Write out again, exactly as they appear, the lines from the line with "Write the matplotlib code for this chart." through the line with "1, 3, 2, 0, 1]". Do not include any pictures.

═══ SUPPLIED ENTRIES ═══

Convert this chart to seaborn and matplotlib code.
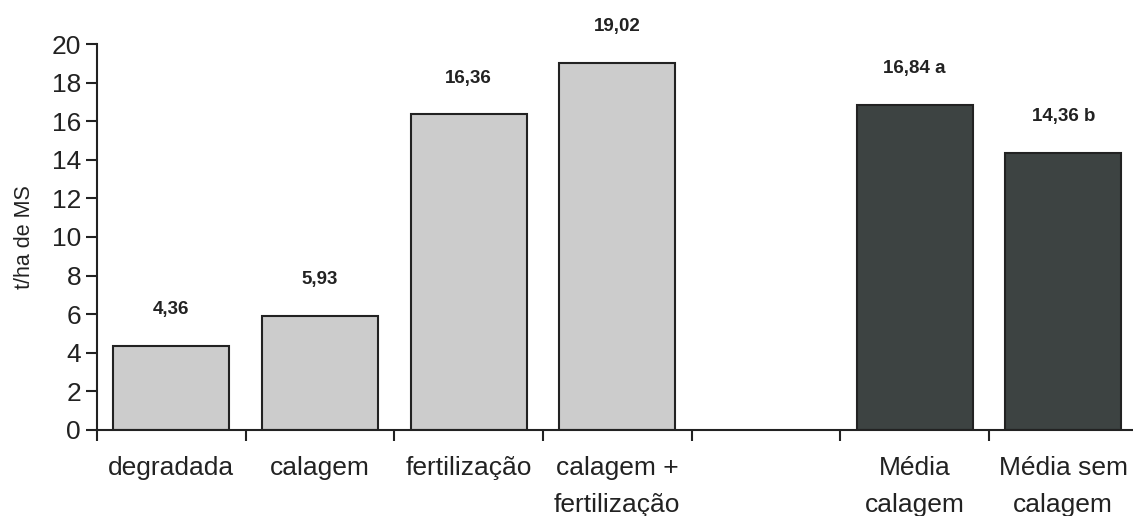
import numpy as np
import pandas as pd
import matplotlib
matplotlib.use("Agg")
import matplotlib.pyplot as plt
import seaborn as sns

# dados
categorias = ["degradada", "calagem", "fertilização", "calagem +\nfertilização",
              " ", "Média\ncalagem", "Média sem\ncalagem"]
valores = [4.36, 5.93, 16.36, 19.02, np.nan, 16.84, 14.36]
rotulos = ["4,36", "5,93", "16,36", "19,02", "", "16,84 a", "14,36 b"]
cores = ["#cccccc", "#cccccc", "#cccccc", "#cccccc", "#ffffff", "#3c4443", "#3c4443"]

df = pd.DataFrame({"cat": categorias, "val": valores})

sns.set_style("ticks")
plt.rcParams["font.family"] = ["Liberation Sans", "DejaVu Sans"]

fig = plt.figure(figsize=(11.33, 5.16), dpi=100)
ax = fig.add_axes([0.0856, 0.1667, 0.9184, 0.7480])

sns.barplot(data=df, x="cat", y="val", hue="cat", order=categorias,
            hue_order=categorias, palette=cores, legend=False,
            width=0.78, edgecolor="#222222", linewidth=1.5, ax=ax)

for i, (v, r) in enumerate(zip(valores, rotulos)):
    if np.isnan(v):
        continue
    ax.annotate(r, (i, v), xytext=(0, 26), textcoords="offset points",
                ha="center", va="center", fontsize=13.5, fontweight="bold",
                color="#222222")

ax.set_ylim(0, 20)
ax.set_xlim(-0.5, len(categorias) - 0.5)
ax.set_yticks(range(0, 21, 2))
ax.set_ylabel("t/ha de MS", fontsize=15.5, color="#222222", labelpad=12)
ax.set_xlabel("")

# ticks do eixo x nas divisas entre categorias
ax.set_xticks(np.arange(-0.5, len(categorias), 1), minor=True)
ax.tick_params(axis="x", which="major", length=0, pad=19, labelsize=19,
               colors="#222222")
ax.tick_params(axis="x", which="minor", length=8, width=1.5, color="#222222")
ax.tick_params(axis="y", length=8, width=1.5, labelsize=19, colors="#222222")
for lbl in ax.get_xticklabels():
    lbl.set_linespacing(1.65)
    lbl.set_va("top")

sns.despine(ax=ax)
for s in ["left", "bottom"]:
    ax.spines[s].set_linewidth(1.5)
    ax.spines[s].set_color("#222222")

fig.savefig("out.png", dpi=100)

═══
═══ SUPPLIED ENTRIES ═══

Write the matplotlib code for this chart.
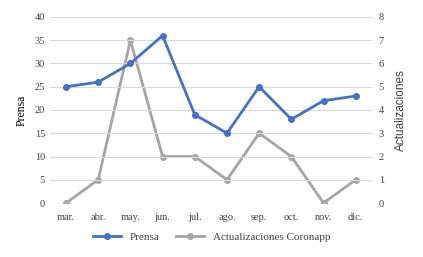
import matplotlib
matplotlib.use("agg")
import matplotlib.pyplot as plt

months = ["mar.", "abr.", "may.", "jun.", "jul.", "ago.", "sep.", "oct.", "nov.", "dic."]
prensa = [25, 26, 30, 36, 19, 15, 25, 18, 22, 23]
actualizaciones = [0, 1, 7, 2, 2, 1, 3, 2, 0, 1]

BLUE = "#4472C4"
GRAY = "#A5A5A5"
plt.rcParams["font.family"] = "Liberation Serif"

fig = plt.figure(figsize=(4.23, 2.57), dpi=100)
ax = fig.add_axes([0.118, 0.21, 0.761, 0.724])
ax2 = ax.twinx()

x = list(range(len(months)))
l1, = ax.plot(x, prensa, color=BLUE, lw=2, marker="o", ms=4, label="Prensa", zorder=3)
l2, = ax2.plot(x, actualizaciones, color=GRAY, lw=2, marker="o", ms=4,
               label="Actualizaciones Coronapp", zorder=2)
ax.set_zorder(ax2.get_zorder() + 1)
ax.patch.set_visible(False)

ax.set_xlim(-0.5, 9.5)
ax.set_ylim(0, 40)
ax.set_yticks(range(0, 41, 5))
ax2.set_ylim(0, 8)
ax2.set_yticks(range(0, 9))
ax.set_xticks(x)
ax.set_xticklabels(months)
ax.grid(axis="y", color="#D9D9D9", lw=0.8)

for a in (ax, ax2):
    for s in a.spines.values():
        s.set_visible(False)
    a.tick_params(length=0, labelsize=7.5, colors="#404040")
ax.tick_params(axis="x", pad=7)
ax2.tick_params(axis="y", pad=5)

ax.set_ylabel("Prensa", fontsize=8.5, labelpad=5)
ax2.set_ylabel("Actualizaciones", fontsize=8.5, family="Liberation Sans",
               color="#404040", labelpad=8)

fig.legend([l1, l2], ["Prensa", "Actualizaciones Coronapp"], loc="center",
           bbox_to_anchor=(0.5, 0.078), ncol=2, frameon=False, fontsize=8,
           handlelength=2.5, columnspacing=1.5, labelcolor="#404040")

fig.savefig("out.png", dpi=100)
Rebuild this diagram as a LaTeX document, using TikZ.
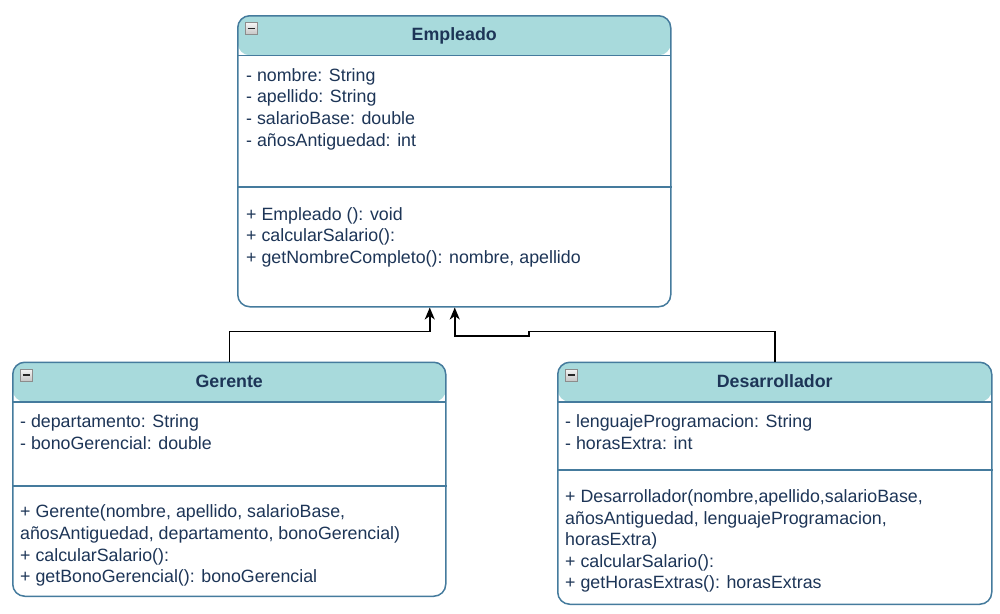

═══
═══ SUPPLIED ENTRIES ═══

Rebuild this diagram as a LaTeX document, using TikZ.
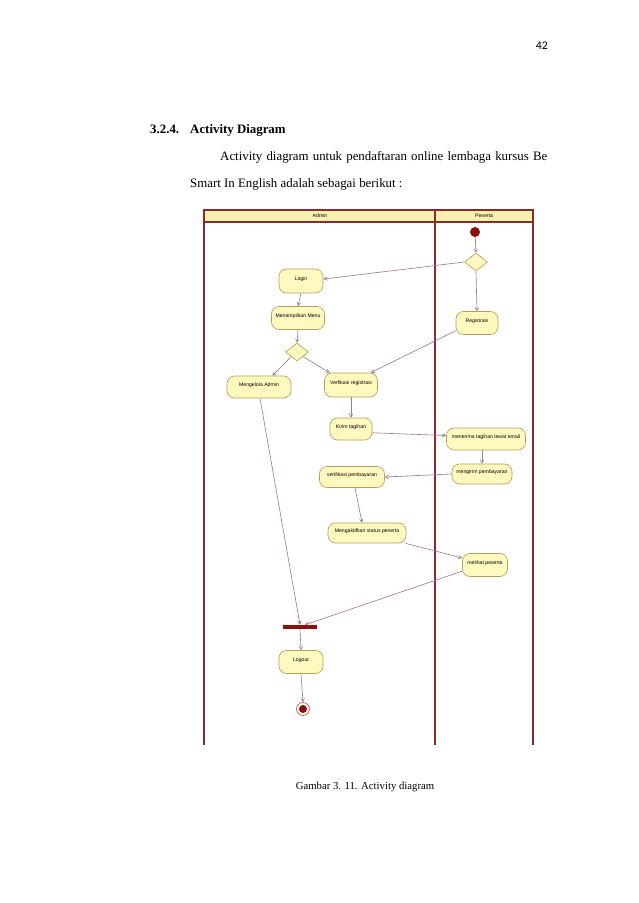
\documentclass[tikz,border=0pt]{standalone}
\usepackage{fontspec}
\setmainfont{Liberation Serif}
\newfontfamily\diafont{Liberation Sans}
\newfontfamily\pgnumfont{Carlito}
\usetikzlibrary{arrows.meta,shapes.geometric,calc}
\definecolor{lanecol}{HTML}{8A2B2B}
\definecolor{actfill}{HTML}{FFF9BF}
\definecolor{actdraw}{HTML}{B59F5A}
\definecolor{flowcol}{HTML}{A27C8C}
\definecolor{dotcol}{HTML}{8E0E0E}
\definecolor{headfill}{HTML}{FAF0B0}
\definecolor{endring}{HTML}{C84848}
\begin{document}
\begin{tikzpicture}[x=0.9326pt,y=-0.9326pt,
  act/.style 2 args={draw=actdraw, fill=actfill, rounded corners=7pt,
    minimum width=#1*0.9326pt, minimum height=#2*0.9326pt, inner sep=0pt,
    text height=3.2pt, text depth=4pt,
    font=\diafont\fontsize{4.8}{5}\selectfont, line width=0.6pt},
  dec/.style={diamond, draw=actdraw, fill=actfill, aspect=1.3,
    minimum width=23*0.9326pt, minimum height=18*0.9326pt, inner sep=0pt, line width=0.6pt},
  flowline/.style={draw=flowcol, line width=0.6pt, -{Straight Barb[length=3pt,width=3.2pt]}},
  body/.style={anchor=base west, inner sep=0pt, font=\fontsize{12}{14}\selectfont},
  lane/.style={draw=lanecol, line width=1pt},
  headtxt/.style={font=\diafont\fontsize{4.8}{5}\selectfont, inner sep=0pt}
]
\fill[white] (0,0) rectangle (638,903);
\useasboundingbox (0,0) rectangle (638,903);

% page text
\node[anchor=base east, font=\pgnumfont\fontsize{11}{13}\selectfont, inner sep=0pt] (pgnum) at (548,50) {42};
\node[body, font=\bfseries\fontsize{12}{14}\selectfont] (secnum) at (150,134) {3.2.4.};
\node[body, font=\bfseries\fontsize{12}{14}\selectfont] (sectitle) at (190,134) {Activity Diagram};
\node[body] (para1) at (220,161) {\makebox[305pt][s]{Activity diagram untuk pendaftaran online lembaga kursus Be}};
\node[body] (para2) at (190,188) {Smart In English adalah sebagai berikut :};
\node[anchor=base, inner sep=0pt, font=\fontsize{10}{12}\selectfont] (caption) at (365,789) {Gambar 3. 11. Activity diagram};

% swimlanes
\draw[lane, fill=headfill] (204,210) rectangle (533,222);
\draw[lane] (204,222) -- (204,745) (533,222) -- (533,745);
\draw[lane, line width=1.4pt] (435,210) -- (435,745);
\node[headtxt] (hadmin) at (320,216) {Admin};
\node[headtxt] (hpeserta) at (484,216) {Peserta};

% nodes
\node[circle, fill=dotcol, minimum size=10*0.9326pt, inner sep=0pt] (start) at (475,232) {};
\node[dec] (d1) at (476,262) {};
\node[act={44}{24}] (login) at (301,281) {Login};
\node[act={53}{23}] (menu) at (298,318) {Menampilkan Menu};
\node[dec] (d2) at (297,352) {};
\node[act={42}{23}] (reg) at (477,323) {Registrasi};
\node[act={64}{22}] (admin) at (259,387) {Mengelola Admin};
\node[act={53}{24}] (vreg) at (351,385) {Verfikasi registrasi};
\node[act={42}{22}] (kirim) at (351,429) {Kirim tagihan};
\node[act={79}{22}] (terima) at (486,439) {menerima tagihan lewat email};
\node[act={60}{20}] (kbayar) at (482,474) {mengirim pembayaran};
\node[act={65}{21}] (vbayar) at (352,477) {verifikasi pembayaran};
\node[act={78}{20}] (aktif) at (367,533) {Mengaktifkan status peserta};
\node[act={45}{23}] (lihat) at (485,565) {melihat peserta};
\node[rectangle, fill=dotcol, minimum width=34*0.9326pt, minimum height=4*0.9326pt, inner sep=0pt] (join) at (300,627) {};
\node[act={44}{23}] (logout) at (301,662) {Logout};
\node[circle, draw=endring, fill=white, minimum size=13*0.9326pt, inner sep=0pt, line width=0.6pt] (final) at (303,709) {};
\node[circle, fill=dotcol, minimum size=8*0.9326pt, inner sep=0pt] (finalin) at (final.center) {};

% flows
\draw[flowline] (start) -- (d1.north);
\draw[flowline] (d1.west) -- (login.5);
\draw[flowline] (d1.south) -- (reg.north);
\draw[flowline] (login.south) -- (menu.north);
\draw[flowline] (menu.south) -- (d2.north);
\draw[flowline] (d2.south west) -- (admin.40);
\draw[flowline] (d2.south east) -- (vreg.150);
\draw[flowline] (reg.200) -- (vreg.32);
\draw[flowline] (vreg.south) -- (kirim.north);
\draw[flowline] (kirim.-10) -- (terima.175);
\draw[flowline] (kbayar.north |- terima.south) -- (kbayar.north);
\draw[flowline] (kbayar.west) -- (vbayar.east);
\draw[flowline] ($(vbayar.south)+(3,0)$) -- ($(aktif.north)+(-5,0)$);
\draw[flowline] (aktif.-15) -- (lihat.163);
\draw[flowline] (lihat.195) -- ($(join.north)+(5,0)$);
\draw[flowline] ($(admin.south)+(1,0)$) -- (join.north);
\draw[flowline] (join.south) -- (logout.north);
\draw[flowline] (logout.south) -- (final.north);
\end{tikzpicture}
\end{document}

═══

CORRECT RESULT.
Write the matplotlib code for this chart.
import matplotlib
matplotlib.use("agg")
import matplotlib.pyplot as plt

months = ["mar.", "abr.", "may.", "jun.", "jul.", "ago.", "sep.", "oct.", "nov.", "dic."]
prensa = [25, 26, 30, 36, 19, 15, 25, 18, 22, 23]
actualizaciones = [0, 1, 7, 2, 2, 1, 3, 2, 0, 1]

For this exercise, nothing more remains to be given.